Te gast
Dirk Tanghe
In 1986 gooide een jong Westvlaams regisseur hoge ogen met een sprankelende, hoogst originele versie van Shakespeares De getemde feeks bij Theater Malpertuis in Tielt. Dirk Tanghe (1956) had reeds eerder een aantal opmerkelijke voorstellingen gemaakt bij het Torhoutse amateurgezelschap St.-Rembert. Met De getemde feeks en kort nadien Romeo en Julia (K.V.S.-Brussel) in een mooie en meeslepende adaptatie, liet hij zich meteen kennen als een der creatiefste regisseurs in de Lage Landen.

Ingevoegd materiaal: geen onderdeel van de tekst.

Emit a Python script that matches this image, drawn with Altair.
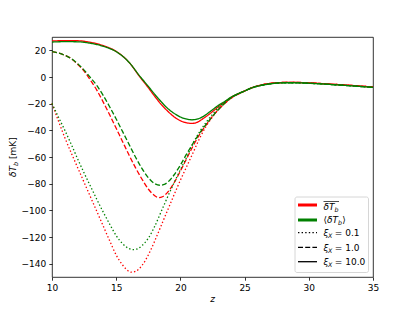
import altair as alt
import pandas as pd

FONT = "DejaVu Sans"

# ---- shared tail (all xi_X curves merge after z ~ 25) ----
Z_TAIL = [25, 25.5, 26, 26.5, 27, 27.5, 28, 28.5, 29, 30, 31, 32, 33, 34, 35]
RED_TAIL = [-10.5, -8.3, -6.7, -5.6, -4.8, -4.3, -4.1, -4.0, -4.05, -4.4, -4.9, -5.5, -6.1, -6.8, -7.5]
GREEN_TAIL = [-10.5, -8.4, -6.9, -5.9, -5.1, -4.6, -4.4, -4.3, -4.35, -4.7, -5.2, -5.8, -6.4, -7.1, -7.8]

# ---- mean dT_b (red) ----
Z_RED_10 = [10, 11, 12, 13, 14, 15, 16, 16.85, 17.5, 18, 18.5, 19, 19.5, 20, 20.5, 20.9, 21.3, 21.8, 22.3, 23, 23.5, 24, 24.5]
V_RED_10 = [27, 27.3, 27.2, 26, 23.5, 19.2, 11, 0, -8, -14.5, -20.5, -25.5, -29.8, -32.8, -34.4, -34.8, -34, -31, -27.5, -22, -18.5, -15, -12.5]

Z_RED_1 = [10, 10.5, 11, 11.5, 12, 12.5, 13, 13.5, 14, 14.5, 15, 15.5, 16, 16.5, 17, 17.5, 18, 18.3, 18.6, 19, 19.5, 20, 20.5, 21, 21.5, 22, 22.5, 23, 23.5, 24, 24.5]
V_RED_1 = [19, 18, 16.3, 13.8, 9.5, 4.5, -2.5, -10, -19, -28.5, -38.5, -48.5, -58.5, -68, -76.5, -84, -89, -90.5, -89.8, -86.5, -79.5, -70.5, -61, -51.5, -43, -36, -29.5, -24, -19.5, -15.5, -12.8]

Z_RED_01 = [10, 10.5, 11, 11.5, 12, 12.5, 13, 13.5, 14, 14.5, 15, 15.5, 16, 16.2, 16.5, 17, 17.5, 18, 18.5, 19, 19.5, 20, 20.5, 21, 21.5, 22, 22.5, 23, 23.5, 24, 24.5]
V_RED_01 = [-19.8, -33, -45.5, -57, -68, -79, -90, -101, -112, -123, -133.5, -141, -145.8, -146.4, -145.8, -141.5, -133.5, -123, -111.5, -100, -88.5, -77.4, -67, -56.5, -46, -37, -30, -24, -19.5, -15.5, -12.8]

# ---- global <dT_b> (green) ----
Z_GRN_10 = [10, 11, 12, 13, 14, 15, 16, 16.85, 17.5, 18, 18.5, 19, 19.5, 20, 20.5, 20.9, 21.3, 21.8, 22.3, 23, 23.5, 24, 24.5]
V_GRN_10 = [26.2, 26.5, 26.4, 25.3, 23, 19, 11, 0.5, -7, -13, -18.5, -23.5, -27.2, -30, -31.6, -32.1, -31.6, -29.5, -26, -21, -18, -14.8, -12.5]

Z_GRN_1 = [10, 10.5, 11, 11.5, 12, 12.5, 13, 13.5, 14, 14.5, 15, 15.5, 16, 16.5, 17, 17.5, 18, 18.4, 18.8, 19.3, 19.5, 20, 20.5, 21, 21.5, 22, 22.5, 23, 23.5, 24, 24.5]
V_GRN_1 = [19, 18, 16.3, 13.8, 10, 5.2, -0.5, -6.5, -14, -22.5, -31.5, -41, -50.5, -60, -68.5, -75.5, -80, -81.2, -80.3, -76, -73.5, -66, -57.5, -49.5, -42, -35.5, -29.5, -24, -19.2, -15.3, -12.7]

Z_GRN_01 = [10, 10.5, 11, 11.5, 12, 12.5, 13, 13.5, 14, 14.5, 15, 15.5, 16, 16.3, 16.7, 17, 17.5, 18, 18.5, 19, 19.5, 20, 20.5, 21, 21.5, 22, 22.5, 23, 23.5, 24, 24.5]
V_GRN_01 = [-19.8, -30, -40, -50.5, -61.5, -72, -82, -92, -101.5, -110.5, -119, -125, -128.7, -129.5, -128.7, -126.5, -121, -112, -101, -90, -79.5, -69.5, -60, -49.5, -41, -34, -28, -22.5, -18.5, -15.2, -12.7]

XI_LABELS = ["0.1", "1.0", "10.0"]


def series(z, v, tz, tv, xi):
    return pd.DataFrame({"z": list(z) + list(tz), "T": list(v) + list(tv), "xi": xi})


df_red = pd.concat([
    series(Z_RED_01, V_RED_01, Z_TAIL, RED_TAIL, "0.1"),
    series(Z_RED_1, V_RED_1, Z_TAIL, RED_TAIL, "1.0"),
    series(Z_RED_10, V_RED_10, Z_TAIL, RED_TAIL, "10.0"),
])
df_grn = pd.concat([
    series(Z_GRN_01, V_GRN_01, Z_TAIL, GREEN_TAIL, "0.1"),
    series(Z_GRN_1, V_GRN_1, Z_TAIL, GREEN_TAIL, "1.0"),
    series(Z_GRN_10, V_GRN_10, Z_TAIL, GREEN_TAIL, "10.0"),
])

axis_common = dict(title=None, grid=False, domain=False, tickSize=3.2, tickWidth=0.8,
                   tickColor="black", labelFont=FONT, labelFontSize=9, labelColor="black",
                   labelPadding=3, labelFlush=False, labelOverlap=False)

x_enc = alt.X("z:Q", scale=alt.Scale(domain=[10, 35], nice=False, zero=False),
              axis=alt.Axis(values=[10, 15, 20, 25, 30, 35], **axis_common))
y_enc = alt.Y("T:Q", scale=alt.Scale(domain=[-150, 30], nice=False, zero=False),
              axis=alt.Axis(values=[-140, -120, -100, -80, -60, -40, -20, 0, 20], **axis_common))
dash_enc = alt.StrokeDash("xi:N", scale=alt.Scale(domain=XI_LABELS,
                          range=[[1.4, 2.2], [5, 2.2], [1, 0]]), legend=None)


def lines(df, color):
    return alt.Chart(df).mark_line(color=color, strokeWidth=1.3, interpolate="monotone").encode(
        x=x_enc, y=y_enc, strokeDash=dash_enc, order="z:Q")


one = pd.DataFrame({"k": [0]})


def txt(s, x, y, size=9, italic=False, angle=0, align="left"):
    return alt.Chart(one).mark_text(
        text=s, font=FONT, fontSize=size, fontStyle="italic" if italic else "normal",
        align=align, baseline="alphabetic", angle=angle, color="black"
    ).encode(x=alt.value(x), y=alt.value(y))


def rule(x1, x2, y, color="black", width=1.3, dash=None):
    kw = dict(color=color, strokeWidth=width)
    if dash is not None:
        kw["strokeDash"] = dash
    return alt.Chart(one).mark_rule(**kw).encode(x=alt.value(x1), x2=alt.value(x2), y=alt.value(y))


# legend box
legend_box = alt.Chart(one).mark_rect(fill="white", fillOpacity=0.8, stroke="#cccccc",
                                      strokeWidth=0.8, cornerRadius=2).encode(
    x=alt.value(243), x2=alt.value(316.5), y=alt.value(160), y2=alt.value(235.5))

HX1, HX2, TX = 246, 265, 271.5
rows = [168, 183, 195.7, 210.3, 224.7]

legend_layers = [
    legend_box,
    rule(HX1, HX2, rows[0], color="red", width=3),
    rule(HX1, HX2, rows[1], color="green", width=3),
    rule(HX1, HX2, rows[2], dash=[1.4, 2.2]),
    rule(HX1, HX2, rows[3], dash=[5, 2.2]),
    rule(HX1, HX2, rows[4]),
    # row 1: overline dT_b
    txt("δT", TX, rows[0] + 4.5, italic=True),
    txt("b", TX + 11, rows[0] + 6.5, size=6.3, italic=True),
    rule(TX, TX + 15.5, rows[0] - 3.5, width=0.7),
    # row 2: <dT_b>
    txt("⟨", TX, rows[1] + 3.2),
    txt("δT", TX + 3.6, rows[1] + 3.2, italic=True),
    txt("b", TX + 14.6, rows[1] + 5.2, size=6.3, italic=True),
    txt("⟩", TX + 18.8, rows[1] + 3.2),
]
for r, lab in zip(rows[2:], XI_LABELS):
    legend_layers += [
        txt("ξ", TX, r + 3.5, italic=True),
        txt("X", TX + 4.6, r + 5.5, size=6.3, italic=True),
        txt("= " + lab, TX + 11.3, r + 3.5),
    ]

# axis titles
titles = [
    txt("z", 160.5, 265, italic=True, align="center"),
    txt("δT", -36.5, 140, italic=True, angle=270),
    txt("b", -34, 129, size=6.3, italic=True, angle=270),
    txt("[mK]", -36.5, 122, angle=270),
]

chart = alt.layer(
    lines(df_red, "red"),
    lines(df_grn, "green"),
    *legend_layers,
    *titles,
).properties(
    width=321, height=240,
    padding={"left": 44, "top": 29, "right": 34, "bottom": 26},
    autosize=alt.AutoSizeParams(type="none"),
    background="white",
).configure_view(stroke="black", strokeWidth=0.8)

chart.save("out.html", embed_options={"renderer": "svg", "actions": False})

Deze twee producties hadden zowat alle kenmerken en ingrediënten van Tanghes aparte stijl. Een klassiek repertoirestuk wordt op een erg persoonlijke, creatieve wijze aangepakt. Tanghe verplaatst de handeling en de personages naar een totaal eigen verbeeldingswereld die gevoed wordt door hedendaagse film, mode, design, etc. Daardoor oogt de voorstelling heel fris en eigentijds. Een constante in Tanghes werk is ook het efficiënt gebruik van muziek. Trefzeker kiest hij de juiste fragmenten of songs om de gewenste sfeer te creëren. Maar vaak bepaalt de muziek ook het ritme en de structuur van de voorstelling. Het sterk beeldende karakter van de enscenering, de grote zorg voor sfeer, samenhang en de muzikale kwaliteit blijven ook tot op heden waarmerken van een productie van Dirk Tanghe.

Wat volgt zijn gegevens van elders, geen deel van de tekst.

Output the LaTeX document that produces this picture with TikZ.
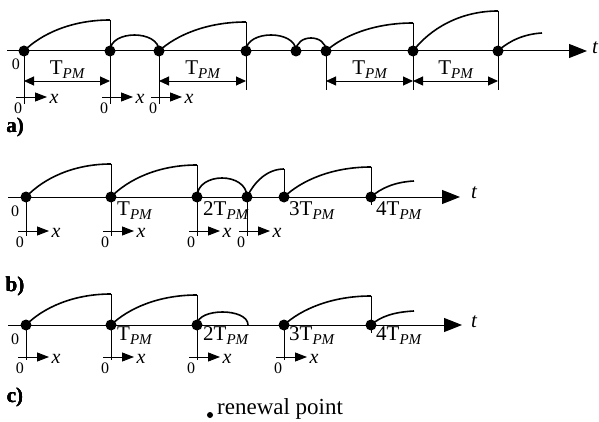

Kon men de jonge regisseur soms wel enige oppervlakkigheid of het hanteren van een ietwat modieuze esthetiek verwijten, dan bewees hij met zijn ensceneringen van o.m. Medea en Electra (N.T.G., 1988, 1990) dat hij daar een uiterst sober gebruik van middelen kon doordringen tot de menselijke en emotionele kern van dergelijke drama's.
Terwijl Dirk Tanghe in de beginfase van zijn loopbaan vrijwel alleen klassieke teksten regisseerde, wierp hij zich gaandeweg ook meer op het moderne repertoire. Door zijn typische vormentaal te toetsen aan een realistisch en zelfs intimistisch repertoire, bracht hij vaak onvermoed dimensies in deze stukken aan het licht.

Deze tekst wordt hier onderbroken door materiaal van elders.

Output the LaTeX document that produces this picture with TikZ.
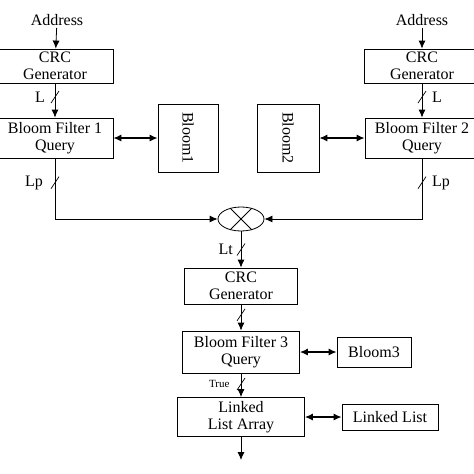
\documentclass[tikz,border=0pt]{standalone}
\usepackage{fontspec}
\setmainfont{Liberation Serif}
\usetikzlibrary{arrows.meta,shapes.geometric}
\tikzset{
  block/.style={draw, line width=0.8pt, align=center, inner sep=0pt,
    font=\fontsize{16}{17}\selectfont},
  lbl/.style={font=\fontsize{16}{17}\selectfont, inner sep=2pt},
  sig/.style={line width=0.8pt, -{Latex[length=8pt,width=7pt]}},
  both/.style={line width=1.2pt, {Latex[length=8pt,width=7pt]}-{Latex[length=8pt,width=7pt]}},
  busmark/.style={line width=0.7pt}
}
\begin{document}
\begin{tikzpicture}[x=1pt, y=-1pt]
  \useasboundingbox (0,0) rectangle (474,474);
  % left branch
  \node[lbl] (addr1) at (57,20) {Address};
  \node[block, minimum width=116pt, minimum height=34pt] (crc1) at (55,66) {CRC\\Generator};
  \node[block, minimum width=116pt, minimum height=40pt] (bf1) at (55,138) {Bloom Filter 1\\Query};
  \node[block, minimum width=60pt, minimum height=68pt] (bloom1) at (188,138) {\rotatebox{-90}{Bloom1}};
  % right branch
  \node[lbl] (addr2) at (422,20) {Address};
  \node[block, minimum width=116pt, minimum height=34pt] (crc2) at (422,66) {CRC\\Generator};
  \node[block, minimum width=114pt, minimum height=40pt] (bf2) at (422,138) {Bloom Filter 2\\Query};
  \node[block, minimum width=62pt, minimum height=68pt] (bloom2) at (288,138) {\rotatebox{-90}{Bloom2}};
  % combine
  \node[draw, ellipse, line width=0.8pt, minimum width=46pt, minimum height=24pt, inner sep=0pt] (xor) at (241,219) {};
  \draw[line width=0.8pt] (xor.45) -- (xor.225) (xor.135) -- (xor.315);
  \node[block, minimum width=113pt, minimum height=36pt] (crc3) at (241,286) {CRC\\Generator};
  \node[block, minimum width=117pt, minimum height=42pt] (bf3) at (241,352) {Bloom Filter 3\\Query};
  \node[block, minimum width=74pt, minimum height=30pt] (bloom3) at (374,352) {Bloom3};
  \node[block, minimum width=127pt, minimum height=39pt] (lla) at (241,417) {Linked\\List Array};
  \node[block, minimum width=96pt, minimum height=26pt] (ll) at (390,417) {Linked List};
  \coordinate (out) at (241,460);

  % connectors
  \draw[sig] (addr1) -- (crc1);
  \draw[sig] (crc1) -- coordinate[pos=0.4] (m1) (bf1);
  \draw[busmark] (m1) ++(-4,6) -- ++(8,-12);
  \node[lbl, left=8pt] at (m1) {L};
  \draw[both] (bf1) -- (bloom1);
  \draw[sig] (bf1.south) |- coordinate[pos=0.2] (m2) (xor.west);
  \draw[busmark] (m2) ++(-4,6) -- ++(8,-12);
  \node[lbl, left=10pt] at (m2) {Lp};

  \draw[sig] (addr2) -- (crc2);
  \draw[sig] (crc2) -- coordinate[pos=0.4] (m3) (bf2);
  \draw[busmark] (m3) ++(-4,6) -- ++(8,-12);
  \node[lbl, right=8pt] at (m3) {L};
  \draw[both] (bf2) -- (bloom2);
  \draw[sig] (bf2.south) |- coordinate[pos=0.2] (m4) (xor.east);
  \draw[busmark] (m4) ++(-4,6) -- ++(8,-12);
  \node[lbl, right=8pt] at (m4) {Lp};

  \draw[sig] (xor) -- coordinate[pos=0.5] (m5) (crc3);
  \draw[busmark] (m5) ++(-4,6) -- ++(8,-12);
  \node[lbl, left=6pt] at (m5) {Lt};
  \draw[sig] (crc3) -- coordinate[pos=0.4] (m6) (bf3);
  \draw[busmark] (m6) ++(-4,6) -- ++(8,-12);
  \draw[both] (bf3) -- (bloom3);
  \draw[sig] (bf3) -- coordinate[pos=0.45] (m7) (lla);
  \draw[busmark] (m7) ++(-4,6) -- ++(8,-12);
  \node[font=\fontsize{11}{12}\selectfont, left=8pt] at (m7) {True};
  \draw[both] (lla) -- (ll);
  \draw[sig] (lla) -- (out);
\end{tikzpicture}
\end{document}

In 1988-89 kwam Tanghe als heus regisseur naar het Nederlands Toneel Gent. Precies in dat seizoen moest het gezelschap wegens renovatiewerken aan de schouwburg aan het St.-Baafsplein de wijk nemen naar een sportzaal aan de Tolhuislaan. De schier onmogelijke opdracht om in deze reusachtige ruimte efficiënt theater te maken werd voor Dirk Tanghe een uitdaging die wonderwel aansloot bij zijn temperament. Keer op keer verblufte hij het publiek door het uiterst creatief en soepel gebruik van de ruimte, niet alleen in opvoeringen met een sterk show-gehalte zoals Jungleboek (1991) maar ook in de ensceneringen van realistische stukken zoals Het gezin van Paemel (1991). Voor dit drama was de ruimte van de sportzaal omgetoverd tot een prachtig korenveld. Daar midden in stond een grote boerentafel met huisraad en een Heilig Hartbeeld. Tanghes ruimtelijke aanpak brak het drama open en gaf een kosmische dimensie aan dit verhaal van kleine, door het noodlot verpletterde mensen.
Stijn Westenend, Robin van der Velde en Thomas de Bres
In 1996 werd Dirk Tanghe artistiek leider van De Paardenkathedraal te Utrecht. Hier schijnt hij de ideale context voor zijn werk gevonden te hebben. De Paardenkathedraal is een uiterst flexibele ruimte die Tanghes fantasie kan prikkelen. Bovendien ontwikkelt zich hier een intense en vruchtbare samenwerking met scenograaf Bart Clement, belichter Uri Rapaport en kostuumontwerpster Mirjam Pater. Met dit team werden succesvolle producties gerealiseerd van werk van o.m. Strindberg, Thomas Bernhardt, Bertolt Brecht, Tsjechov, Schnitzler, Peter Shaffer e.a.
Dirk Tanghe is een gedreven en intuïtief theatermaker. Trefzeker weet hij de emotionele kern van een dramatische situatie te vatten. Zijn directe beeldentaal heeft een sterke impact op het publiek. In het hedendaagse ‘postdramatische’ theater, gekenmerkt o.m. door fragmentering en ironisering, geeft een en ander hem een unieke plaats.